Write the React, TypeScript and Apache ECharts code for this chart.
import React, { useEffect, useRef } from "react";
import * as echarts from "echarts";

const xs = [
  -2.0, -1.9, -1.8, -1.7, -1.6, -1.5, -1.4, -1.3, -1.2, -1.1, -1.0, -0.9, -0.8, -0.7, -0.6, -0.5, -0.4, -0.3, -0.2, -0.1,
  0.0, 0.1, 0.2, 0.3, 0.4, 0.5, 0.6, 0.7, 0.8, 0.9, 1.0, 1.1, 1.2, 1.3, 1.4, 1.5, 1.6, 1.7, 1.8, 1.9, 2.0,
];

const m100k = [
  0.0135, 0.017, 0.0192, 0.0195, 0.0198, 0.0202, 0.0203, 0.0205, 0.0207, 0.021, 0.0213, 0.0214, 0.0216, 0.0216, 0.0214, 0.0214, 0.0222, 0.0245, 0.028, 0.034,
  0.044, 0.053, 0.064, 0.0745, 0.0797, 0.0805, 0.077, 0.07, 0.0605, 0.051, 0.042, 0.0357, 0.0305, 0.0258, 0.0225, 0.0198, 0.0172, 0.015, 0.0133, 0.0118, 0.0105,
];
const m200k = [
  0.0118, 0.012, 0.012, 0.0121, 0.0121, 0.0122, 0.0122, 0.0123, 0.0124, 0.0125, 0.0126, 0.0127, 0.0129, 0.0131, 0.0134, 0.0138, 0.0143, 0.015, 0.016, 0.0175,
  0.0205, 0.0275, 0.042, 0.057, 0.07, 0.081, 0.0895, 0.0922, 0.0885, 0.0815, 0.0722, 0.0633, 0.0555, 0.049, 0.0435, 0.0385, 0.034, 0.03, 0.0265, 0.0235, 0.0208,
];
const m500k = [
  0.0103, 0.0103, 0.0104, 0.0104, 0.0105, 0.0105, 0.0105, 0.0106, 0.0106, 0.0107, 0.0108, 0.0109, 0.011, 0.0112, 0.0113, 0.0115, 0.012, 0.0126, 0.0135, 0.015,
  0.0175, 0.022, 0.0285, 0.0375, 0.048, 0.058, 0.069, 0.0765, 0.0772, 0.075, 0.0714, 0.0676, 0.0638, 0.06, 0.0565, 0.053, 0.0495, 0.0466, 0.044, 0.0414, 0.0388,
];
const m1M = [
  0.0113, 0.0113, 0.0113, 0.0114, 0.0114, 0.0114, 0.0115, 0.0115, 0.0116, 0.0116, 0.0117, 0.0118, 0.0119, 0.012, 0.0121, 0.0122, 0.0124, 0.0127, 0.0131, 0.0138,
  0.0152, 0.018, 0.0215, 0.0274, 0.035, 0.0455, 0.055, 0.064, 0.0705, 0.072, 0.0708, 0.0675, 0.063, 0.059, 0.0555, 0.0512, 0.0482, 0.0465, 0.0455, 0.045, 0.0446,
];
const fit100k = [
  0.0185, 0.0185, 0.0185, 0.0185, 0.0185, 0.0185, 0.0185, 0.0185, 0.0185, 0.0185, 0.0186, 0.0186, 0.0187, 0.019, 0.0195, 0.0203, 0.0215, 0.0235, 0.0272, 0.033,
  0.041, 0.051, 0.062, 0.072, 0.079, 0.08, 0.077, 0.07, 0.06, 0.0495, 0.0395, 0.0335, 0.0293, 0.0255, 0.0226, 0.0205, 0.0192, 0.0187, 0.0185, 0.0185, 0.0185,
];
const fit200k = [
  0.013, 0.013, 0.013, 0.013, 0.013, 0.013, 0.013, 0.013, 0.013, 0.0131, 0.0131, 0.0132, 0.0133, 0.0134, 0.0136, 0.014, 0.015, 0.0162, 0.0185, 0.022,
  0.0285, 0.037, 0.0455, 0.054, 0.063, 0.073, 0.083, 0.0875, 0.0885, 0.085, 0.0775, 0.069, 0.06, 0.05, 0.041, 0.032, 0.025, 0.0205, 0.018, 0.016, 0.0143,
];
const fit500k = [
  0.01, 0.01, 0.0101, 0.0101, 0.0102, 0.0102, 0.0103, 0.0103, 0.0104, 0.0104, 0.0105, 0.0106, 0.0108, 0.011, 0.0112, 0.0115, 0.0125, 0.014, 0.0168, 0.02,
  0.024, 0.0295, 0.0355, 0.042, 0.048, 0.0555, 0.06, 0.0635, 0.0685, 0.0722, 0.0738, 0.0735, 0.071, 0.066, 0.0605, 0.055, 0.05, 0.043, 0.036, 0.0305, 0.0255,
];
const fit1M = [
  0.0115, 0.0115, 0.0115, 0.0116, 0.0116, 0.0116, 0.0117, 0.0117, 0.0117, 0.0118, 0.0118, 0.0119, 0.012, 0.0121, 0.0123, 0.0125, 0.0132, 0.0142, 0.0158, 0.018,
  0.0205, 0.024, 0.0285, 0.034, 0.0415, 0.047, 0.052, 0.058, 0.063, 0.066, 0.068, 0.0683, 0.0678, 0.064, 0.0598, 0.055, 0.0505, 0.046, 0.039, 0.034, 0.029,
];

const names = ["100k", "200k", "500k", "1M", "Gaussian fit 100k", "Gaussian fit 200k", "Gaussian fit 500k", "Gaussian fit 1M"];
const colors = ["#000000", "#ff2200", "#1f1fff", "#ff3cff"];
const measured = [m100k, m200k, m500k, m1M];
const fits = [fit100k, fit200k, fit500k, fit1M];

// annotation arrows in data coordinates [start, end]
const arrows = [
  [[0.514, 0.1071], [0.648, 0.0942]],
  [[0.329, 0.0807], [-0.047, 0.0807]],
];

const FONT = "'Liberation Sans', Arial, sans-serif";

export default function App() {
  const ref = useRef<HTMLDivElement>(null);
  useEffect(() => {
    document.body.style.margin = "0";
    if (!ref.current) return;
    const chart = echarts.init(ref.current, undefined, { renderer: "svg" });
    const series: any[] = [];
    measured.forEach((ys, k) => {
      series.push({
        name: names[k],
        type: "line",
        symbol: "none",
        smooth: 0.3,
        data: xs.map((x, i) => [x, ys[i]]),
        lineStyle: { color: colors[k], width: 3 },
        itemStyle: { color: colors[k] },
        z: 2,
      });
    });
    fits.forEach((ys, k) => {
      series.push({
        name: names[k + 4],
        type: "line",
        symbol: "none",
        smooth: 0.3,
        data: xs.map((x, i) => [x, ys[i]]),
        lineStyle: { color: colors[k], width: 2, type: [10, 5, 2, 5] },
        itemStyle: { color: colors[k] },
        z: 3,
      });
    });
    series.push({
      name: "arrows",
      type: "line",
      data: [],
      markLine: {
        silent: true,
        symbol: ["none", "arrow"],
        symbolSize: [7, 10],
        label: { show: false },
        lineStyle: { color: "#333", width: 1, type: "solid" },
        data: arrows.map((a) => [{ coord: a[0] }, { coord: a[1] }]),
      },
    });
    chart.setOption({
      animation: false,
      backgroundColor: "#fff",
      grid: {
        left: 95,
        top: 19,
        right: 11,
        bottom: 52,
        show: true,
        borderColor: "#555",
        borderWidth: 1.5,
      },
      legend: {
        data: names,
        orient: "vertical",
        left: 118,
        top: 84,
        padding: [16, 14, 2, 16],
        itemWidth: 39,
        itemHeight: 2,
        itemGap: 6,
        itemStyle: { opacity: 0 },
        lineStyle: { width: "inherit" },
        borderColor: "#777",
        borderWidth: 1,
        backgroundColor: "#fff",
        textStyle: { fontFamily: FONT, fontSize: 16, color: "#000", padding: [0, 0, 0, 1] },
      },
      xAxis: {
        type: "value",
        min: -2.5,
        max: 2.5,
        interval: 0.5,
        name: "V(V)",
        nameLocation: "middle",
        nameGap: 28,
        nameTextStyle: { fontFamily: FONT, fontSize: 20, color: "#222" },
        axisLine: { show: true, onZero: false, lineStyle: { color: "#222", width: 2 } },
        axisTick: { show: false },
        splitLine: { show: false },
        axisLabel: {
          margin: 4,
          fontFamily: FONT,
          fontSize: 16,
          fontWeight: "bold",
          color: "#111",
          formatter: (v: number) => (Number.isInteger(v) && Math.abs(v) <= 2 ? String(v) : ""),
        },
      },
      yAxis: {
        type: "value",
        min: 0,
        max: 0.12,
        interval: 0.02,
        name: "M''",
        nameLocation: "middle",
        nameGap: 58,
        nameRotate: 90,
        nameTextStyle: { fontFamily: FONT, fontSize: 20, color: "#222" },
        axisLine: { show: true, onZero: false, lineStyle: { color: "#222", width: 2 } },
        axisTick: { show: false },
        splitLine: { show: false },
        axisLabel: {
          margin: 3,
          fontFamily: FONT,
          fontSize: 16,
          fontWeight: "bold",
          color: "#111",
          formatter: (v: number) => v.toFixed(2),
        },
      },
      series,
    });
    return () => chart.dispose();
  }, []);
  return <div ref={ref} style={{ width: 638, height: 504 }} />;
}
==
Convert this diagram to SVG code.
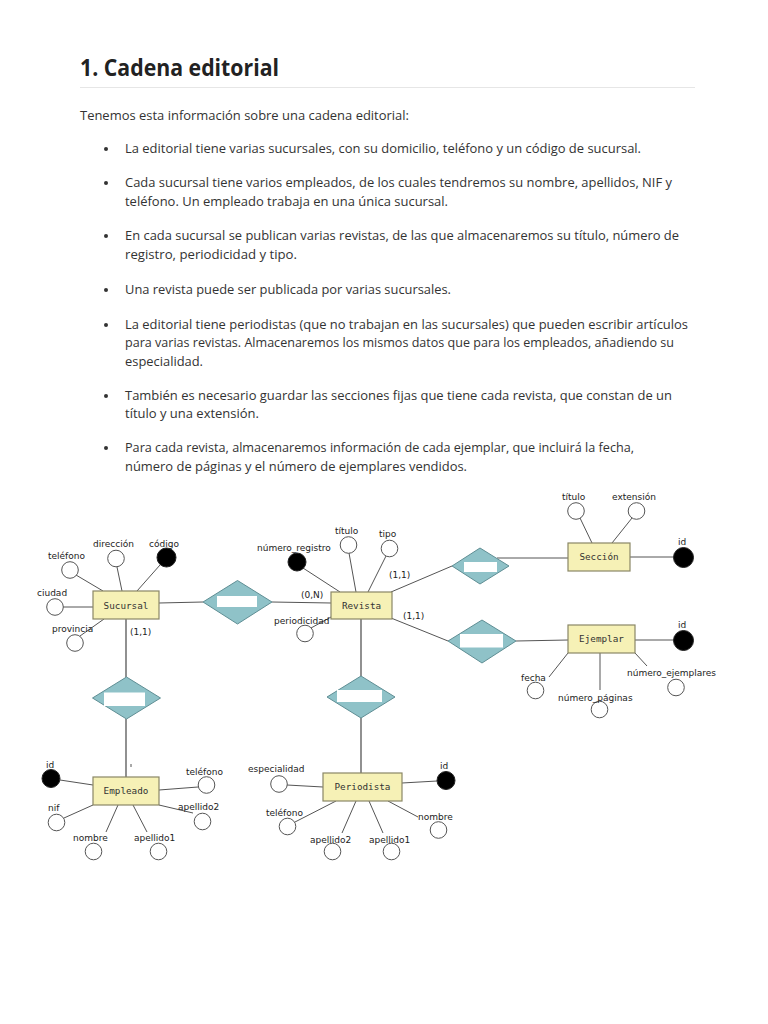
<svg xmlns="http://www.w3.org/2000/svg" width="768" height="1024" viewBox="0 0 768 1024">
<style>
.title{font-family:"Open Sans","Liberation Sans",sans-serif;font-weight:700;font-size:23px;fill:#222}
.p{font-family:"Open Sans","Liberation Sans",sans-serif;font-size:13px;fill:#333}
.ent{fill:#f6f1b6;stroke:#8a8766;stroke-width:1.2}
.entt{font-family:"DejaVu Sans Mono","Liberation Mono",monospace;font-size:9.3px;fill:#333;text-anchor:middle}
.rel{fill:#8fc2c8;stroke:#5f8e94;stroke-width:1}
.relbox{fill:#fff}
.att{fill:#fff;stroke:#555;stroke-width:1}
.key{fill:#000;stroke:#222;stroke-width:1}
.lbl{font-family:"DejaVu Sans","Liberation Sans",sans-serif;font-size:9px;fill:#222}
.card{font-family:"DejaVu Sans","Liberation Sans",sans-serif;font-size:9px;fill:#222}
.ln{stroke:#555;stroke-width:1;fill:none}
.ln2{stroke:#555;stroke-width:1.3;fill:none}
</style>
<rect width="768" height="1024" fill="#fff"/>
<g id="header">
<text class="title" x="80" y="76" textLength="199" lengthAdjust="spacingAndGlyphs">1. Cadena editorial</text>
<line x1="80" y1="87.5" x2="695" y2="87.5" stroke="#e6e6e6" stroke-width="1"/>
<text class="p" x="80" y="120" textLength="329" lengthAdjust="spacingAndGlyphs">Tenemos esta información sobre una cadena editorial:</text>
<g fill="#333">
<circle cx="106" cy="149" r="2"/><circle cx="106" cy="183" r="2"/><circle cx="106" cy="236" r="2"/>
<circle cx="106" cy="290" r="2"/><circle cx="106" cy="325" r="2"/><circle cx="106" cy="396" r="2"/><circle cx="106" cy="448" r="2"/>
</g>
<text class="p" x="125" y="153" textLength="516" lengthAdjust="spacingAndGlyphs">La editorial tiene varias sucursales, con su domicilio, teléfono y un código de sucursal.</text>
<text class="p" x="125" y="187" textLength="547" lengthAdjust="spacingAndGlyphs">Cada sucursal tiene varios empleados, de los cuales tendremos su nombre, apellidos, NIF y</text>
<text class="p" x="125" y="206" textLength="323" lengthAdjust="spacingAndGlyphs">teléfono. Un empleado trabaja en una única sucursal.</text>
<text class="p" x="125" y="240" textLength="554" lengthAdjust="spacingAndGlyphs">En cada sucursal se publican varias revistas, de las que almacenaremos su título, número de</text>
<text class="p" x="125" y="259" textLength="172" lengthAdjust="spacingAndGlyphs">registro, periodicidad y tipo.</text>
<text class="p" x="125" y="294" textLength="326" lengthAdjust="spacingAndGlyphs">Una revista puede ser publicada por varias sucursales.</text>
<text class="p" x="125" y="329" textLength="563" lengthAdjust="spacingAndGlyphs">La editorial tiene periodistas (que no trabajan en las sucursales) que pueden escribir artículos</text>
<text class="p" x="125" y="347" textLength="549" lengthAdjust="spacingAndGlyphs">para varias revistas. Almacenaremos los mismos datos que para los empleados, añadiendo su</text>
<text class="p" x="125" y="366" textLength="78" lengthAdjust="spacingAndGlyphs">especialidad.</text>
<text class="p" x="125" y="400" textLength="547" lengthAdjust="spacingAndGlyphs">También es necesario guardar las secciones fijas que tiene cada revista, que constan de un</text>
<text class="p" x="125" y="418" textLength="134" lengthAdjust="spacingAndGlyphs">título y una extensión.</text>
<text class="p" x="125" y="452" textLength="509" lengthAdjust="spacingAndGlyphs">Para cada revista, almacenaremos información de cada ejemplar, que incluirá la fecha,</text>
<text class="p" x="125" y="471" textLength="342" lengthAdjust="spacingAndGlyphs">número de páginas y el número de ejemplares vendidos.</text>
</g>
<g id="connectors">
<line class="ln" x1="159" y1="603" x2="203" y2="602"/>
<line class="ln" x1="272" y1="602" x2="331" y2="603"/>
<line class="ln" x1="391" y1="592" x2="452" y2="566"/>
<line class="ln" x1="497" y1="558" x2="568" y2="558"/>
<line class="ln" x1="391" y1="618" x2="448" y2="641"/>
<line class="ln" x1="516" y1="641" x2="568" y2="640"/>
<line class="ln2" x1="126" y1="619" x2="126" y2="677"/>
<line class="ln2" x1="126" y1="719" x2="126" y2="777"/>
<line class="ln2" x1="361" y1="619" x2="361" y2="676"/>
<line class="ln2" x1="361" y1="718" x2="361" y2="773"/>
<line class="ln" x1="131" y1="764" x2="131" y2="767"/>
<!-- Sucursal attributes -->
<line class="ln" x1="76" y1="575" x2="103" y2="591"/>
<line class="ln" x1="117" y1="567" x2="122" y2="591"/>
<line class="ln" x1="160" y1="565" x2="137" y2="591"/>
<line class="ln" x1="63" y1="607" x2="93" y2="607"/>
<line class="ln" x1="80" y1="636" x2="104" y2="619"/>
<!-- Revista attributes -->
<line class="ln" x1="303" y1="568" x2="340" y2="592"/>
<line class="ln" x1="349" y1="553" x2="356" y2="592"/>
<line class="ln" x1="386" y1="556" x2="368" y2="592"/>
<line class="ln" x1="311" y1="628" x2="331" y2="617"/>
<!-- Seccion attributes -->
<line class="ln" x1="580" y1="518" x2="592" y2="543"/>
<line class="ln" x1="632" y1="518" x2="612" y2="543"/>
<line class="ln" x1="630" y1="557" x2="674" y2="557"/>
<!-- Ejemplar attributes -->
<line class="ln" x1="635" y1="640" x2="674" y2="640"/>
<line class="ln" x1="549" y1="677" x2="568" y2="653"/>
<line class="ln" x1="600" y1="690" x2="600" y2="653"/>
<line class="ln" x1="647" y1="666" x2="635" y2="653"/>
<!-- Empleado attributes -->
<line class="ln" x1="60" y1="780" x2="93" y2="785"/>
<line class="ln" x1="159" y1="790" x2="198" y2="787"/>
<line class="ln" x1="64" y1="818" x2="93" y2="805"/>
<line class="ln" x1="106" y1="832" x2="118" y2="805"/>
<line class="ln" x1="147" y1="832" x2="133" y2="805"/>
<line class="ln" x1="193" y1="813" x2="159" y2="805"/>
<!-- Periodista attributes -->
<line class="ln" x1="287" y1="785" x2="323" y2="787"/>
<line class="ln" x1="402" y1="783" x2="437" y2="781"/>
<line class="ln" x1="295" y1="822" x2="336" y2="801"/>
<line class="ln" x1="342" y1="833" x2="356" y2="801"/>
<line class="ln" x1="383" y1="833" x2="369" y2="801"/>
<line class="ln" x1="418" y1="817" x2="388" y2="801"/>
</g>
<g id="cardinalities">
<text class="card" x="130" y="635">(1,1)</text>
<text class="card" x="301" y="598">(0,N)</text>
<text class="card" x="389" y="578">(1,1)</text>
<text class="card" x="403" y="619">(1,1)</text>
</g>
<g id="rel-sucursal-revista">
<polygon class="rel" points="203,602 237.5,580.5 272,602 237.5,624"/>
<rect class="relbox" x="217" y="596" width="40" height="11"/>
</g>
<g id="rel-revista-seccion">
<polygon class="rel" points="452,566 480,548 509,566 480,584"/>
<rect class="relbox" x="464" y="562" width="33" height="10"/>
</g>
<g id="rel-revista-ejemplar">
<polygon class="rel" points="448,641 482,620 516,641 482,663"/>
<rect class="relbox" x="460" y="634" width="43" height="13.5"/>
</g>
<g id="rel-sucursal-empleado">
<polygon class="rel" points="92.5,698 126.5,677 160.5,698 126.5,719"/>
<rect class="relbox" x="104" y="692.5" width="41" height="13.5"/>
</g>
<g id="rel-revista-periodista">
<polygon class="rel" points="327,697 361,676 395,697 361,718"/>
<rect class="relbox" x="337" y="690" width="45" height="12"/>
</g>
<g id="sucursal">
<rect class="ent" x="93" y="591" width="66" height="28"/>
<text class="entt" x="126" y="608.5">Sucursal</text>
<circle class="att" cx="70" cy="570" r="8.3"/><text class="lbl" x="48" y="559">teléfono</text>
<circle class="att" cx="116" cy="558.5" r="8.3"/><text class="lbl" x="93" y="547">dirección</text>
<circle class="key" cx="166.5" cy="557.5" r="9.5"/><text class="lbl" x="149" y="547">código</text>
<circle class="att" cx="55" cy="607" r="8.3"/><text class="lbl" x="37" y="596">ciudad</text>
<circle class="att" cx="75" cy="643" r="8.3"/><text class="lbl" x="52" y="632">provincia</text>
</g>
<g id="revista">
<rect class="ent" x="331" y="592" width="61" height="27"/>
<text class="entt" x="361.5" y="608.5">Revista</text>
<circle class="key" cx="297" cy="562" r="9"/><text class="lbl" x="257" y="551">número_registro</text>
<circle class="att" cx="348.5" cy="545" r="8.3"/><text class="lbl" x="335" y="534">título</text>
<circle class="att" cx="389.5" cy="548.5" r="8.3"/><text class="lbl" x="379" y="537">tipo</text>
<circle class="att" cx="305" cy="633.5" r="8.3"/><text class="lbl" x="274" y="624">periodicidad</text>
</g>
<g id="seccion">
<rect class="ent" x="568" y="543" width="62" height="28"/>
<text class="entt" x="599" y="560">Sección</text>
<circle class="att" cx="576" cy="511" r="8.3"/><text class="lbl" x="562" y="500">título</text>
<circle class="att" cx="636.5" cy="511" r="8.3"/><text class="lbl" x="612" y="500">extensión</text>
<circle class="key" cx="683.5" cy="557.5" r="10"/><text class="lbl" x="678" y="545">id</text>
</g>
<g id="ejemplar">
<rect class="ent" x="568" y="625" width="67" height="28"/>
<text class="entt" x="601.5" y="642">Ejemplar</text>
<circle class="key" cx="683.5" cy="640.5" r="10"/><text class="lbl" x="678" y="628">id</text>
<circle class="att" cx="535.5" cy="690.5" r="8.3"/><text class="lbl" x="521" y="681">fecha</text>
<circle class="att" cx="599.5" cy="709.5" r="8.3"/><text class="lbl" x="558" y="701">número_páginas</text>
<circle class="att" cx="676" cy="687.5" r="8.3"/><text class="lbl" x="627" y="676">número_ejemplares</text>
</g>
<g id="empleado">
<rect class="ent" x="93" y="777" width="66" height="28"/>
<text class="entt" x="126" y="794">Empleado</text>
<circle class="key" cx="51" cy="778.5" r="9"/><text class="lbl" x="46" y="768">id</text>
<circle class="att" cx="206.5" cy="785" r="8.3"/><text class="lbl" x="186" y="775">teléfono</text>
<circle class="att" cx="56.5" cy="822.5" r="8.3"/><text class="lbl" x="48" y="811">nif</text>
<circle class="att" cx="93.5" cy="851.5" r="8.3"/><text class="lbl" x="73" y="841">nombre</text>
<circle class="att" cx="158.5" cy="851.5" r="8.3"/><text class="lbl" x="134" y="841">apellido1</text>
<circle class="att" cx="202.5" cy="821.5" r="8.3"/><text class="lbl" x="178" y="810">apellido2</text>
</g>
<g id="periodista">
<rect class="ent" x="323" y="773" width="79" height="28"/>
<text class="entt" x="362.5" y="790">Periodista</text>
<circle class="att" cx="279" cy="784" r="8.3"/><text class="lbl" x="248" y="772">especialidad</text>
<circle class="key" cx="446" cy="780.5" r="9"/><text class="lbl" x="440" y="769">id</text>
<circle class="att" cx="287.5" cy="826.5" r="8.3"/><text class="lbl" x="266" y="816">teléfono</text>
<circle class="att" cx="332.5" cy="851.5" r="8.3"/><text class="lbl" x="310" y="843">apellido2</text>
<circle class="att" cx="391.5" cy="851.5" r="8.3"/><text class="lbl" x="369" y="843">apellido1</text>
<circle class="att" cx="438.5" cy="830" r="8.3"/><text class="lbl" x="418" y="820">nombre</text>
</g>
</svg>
==
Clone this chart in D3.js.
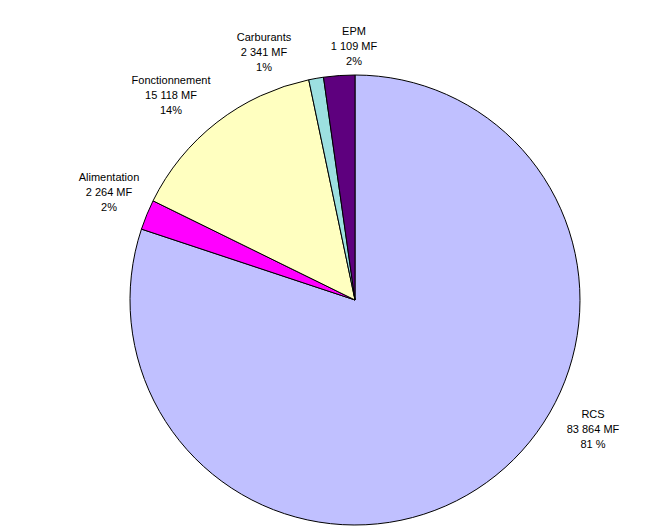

■ What is asked
Copy out precisely the lines that begin at the line containing "Write the React, TypeScript" and end at the line containing "import * as", including both; write nothing else.

■ Full response
Write the React, TypeScript and Apache ECharts code for this chart.
import React, { useEffect, useRef } from "react";
import * as echarts from "echarts";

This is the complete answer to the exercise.